▶ Work to do: Find each line holding "that" and copy it out.

▶ Source records:
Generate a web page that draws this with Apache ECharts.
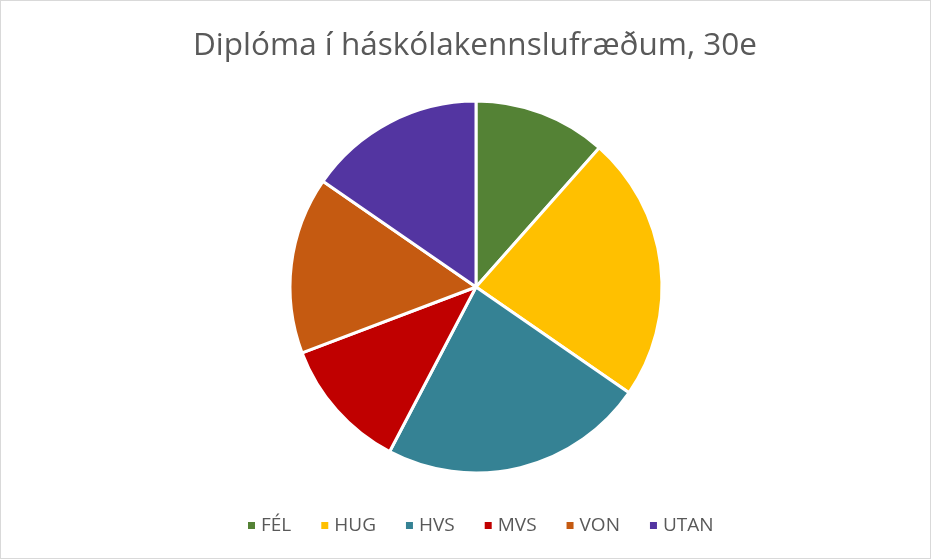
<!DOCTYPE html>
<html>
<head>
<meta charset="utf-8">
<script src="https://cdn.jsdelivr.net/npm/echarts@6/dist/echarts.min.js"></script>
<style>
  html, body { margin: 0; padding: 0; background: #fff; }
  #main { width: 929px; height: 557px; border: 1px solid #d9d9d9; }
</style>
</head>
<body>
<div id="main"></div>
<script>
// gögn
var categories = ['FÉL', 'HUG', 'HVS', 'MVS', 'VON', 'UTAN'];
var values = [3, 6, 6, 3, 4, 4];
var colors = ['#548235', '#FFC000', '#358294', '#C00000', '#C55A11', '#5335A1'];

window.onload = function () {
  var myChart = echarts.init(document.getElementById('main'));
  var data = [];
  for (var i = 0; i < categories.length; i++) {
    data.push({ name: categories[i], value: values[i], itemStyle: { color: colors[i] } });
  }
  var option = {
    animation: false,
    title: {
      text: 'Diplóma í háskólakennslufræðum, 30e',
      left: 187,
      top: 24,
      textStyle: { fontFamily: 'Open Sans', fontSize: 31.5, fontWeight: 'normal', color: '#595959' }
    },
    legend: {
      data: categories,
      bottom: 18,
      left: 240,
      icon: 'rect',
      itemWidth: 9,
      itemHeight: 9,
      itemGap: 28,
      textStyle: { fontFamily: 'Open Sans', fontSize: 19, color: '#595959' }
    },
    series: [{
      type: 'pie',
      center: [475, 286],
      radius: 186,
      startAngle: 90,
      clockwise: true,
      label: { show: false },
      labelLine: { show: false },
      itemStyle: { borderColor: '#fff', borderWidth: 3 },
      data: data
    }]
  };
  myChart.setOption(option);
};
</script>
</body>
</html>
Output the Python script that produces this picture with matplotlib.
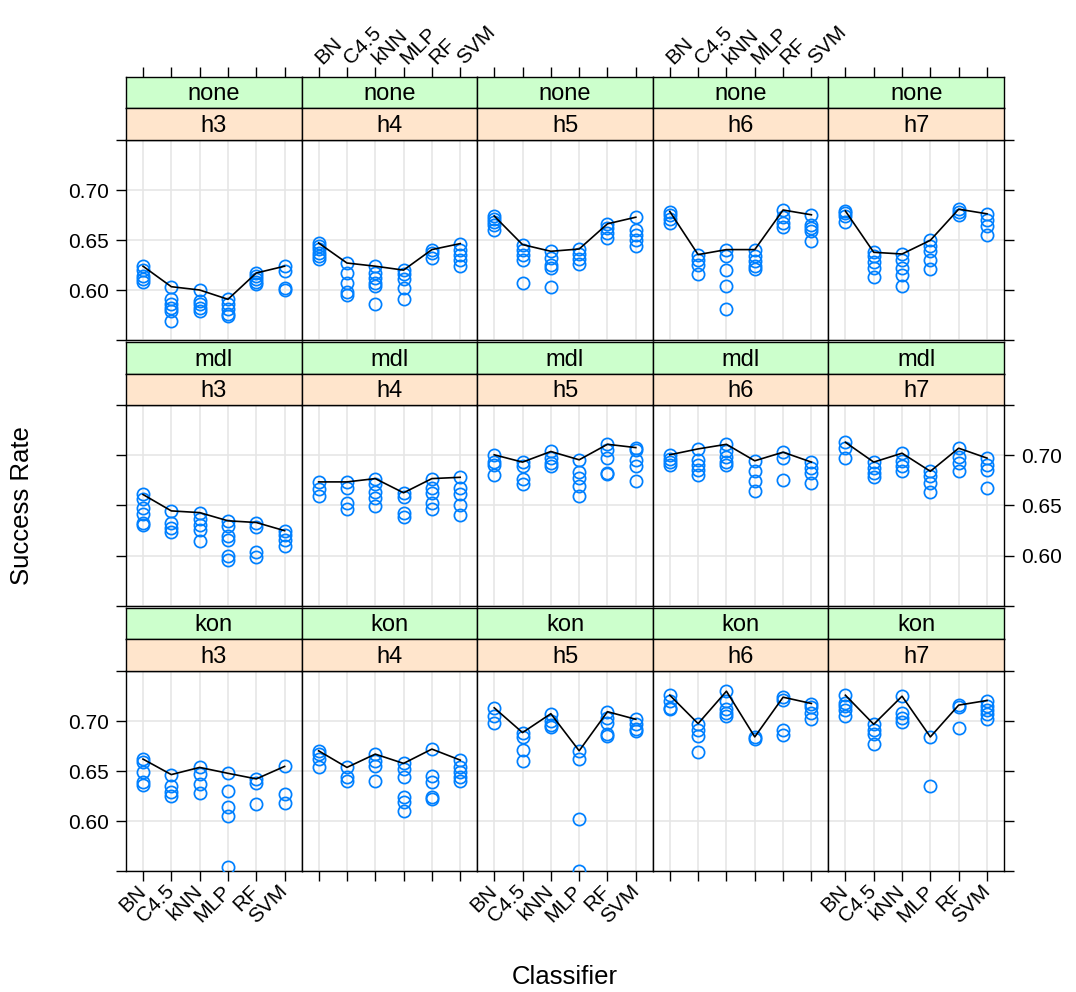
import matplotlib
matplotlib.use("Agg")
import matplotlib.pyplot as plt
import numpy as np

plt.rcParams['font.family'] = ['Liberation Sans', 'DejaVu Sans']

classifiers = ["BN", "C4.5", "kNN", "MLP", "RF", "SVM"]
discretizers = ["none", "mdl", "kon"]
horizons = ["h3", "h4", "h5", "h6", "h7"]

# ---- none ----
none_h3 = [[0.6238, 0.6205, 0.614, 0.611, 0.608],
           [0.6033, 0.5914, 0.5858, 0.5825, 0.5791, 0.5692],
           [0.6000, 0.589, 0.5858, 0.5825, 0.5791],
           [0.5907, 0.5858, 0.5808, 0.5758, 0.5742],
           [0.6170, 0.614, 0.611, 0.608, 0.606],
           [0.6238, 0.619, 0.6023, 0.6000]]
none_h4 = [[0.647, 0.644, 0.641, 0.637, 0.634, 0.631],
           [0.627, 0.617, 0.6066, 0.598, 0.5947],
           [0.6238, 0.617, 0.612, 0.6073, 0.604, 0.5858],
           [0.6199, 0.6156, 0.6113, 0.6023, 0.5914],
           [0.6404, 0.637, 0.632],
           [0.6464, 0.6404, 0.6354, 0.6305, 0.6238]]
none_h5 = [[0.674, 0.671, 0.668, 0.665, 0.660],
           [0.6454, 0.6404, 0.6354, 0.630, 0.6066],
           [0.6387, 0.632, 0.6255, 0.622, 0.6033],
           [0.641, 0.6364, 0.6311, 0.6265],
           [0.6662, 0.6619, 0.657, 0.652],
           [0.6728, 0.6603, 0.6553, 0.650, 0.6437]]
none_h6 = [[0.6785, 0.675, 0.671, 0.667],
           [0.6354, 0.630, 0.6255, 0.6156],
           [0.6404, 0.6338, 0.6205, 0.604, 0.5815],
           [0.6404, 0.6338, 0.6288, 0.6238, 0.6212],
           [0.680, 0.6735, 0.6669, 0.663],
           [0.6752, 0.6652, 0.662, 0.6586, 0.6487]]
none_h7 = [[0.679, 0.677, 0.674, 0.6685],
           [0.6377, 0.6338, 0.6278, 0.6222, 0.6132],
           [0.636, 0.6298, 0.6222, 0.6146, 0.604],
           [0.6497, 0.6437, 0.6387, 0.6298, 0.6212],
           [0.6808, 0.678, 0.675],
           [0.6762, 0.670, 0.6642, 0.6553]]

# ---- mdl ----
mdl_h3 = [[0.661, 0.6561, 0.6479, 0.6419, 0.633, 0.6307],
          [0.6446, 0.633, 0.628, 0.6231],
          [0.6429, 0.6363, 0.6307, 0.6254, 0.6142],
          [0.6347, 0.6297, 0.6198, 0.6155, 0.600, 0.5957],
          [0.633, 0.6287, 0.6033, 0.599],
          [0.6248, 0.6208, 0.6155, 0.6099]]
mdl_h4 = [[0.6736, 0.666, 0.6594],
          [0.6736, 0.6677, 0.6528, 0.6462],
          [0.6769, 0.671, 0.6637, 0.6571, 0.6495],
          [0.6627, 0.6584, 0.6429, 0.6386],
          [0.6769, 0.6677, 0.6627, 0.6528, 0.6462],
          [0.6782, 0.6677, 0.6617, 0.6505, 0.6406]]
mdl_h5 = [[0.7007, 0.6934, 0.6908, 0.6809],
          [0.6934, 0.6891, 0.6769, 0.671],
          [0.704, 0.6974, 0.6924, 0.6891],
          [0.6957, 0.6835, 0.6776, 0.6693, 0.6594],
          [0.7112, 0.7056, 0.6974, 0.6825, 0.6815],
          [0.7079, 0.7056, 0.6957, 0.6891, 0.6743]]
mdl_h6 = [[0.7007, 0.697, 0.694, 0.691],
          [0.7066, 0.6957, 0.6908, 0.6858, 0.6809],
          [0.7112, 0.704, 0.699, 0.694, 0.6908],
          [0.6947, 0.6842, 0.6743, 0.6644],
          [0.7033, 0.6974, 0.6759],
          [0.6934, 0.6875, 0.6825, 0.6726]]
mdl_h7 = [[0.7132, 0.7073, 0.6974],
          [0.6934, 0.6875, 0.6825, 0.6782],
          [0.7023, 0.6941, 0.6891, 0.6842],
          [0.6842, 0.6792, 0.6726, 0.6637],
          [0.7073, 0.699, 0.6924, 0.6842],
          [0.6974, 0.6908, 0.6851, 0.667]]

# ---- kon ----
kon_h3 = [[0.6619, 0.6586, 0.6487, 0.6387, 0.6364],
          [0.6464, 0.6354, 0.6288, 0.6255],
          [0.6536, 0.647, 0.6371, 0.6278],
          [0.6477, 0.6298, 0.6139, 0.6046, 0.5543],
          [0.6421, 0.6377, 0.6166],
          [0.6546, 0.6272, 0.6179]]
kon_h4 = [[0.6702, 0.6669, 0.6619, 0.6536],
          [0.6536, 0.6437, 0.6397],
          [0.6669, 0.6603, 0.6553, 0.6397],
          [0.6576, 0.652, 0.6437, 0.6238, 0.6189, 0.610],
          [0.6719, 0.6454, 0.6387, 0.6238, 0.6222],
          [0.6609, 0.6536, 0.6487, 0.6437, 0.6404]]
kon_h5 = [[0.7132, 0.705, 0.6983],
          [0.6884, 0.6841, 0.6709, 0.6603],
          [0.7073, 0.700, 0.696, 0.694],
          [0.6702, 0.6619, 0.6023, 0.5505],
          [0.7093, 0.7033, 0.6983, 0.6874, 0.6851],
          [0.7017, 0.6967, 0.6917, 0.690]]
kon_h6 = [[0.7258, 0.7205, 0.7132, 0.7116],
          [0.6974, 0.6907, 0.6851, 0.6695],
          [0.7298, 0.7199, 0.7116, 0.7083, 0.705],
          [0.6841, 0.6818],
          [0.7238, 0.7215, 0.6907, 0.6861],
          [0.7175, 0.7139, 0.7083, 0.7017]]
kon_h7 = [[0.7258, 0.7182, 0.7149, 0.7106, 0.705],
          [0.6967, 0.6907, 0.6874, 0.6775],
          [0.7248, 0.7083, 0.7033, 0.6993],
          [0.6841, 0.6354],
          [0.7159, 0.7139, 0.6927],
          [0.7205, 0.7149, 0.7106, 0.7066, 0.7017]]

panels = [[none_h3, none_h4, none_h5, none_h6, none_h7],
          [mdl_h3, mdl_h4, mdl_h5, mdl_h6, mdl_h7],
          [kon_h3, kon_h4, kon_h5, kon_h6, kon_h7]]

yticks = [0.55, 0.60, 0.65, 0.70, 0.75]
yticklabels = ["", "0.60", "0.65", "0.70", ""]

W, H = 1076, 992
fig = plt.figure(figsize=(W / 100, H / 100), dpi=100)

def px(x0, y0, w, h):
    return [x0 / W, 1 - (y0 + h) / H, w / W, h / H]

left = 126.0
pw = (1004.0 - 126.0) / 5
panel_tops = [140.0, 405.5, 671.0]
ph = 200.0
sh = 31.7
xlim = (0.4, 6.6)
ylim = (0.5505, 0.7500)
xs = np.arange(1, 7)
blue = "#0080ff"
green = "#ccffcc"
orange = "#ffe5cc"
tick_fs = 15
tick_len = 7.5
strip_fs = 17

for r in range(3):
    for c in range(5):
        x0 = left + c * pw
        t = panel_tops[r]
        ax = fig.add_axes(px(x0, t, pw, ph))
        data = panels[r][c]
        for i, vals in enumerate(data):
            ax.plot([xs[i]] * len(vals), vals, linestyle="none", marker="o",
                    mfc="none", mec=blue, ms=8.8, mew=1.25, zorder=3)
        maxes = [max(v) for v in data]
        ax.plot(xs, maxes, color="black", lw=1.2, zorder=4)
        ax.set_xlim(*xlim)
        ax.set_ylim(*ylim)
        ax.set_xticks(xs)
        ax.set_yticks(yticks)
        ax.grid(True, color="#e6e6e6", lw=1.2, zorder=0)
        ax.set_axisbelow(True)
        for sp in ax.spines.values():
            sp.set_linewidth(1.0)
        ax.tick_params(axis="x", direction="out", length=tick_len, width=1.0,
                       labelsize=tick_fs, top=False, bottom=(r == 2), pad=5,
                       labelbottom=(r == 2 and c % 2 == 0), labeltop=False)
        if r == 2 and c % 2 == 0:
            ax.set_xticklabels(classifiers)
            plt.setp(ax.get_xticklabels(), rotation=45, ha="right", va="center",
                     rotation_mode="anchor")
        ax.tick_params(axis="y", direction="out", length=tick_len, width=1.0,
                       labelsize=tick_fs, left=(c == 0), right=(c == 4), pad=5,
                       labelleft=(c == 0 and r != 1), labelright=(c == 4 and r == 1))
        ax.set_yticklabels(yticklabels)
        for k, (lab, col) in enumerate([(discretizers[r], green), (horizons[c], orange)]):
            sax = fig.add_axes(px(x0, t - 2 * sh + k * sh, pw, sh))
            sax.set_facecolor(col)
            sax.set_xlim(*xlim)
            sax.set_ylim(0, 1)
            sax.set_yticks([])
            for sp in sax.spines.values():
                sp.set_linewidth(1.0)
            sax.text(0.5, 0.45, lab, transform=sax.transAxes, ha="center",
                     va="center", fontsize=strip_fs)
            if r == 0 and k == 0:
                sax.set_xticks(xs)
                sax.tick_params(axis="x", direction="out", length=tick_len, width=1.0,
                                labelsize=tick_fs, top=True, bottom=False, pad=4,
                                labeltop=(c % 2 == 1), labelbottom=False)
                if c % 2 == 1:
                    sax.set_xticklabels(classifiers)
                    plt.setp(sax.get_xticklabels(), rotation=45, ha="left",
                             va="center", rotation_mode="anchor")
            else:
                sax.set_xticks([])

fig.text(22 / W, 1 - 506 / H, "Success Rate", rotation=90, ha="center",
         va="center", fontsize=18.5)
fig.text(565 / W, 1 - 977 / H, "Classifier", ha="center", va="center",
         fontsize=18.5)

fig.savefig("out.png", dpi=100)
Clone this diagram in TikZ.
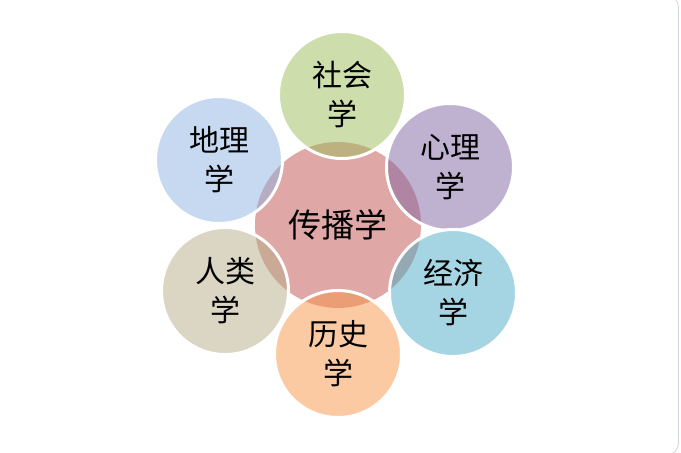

▶ Problem solution:
Generate a web page that draws this with Apache ECharts.
Output the Python script that produces this picture with matplotlib.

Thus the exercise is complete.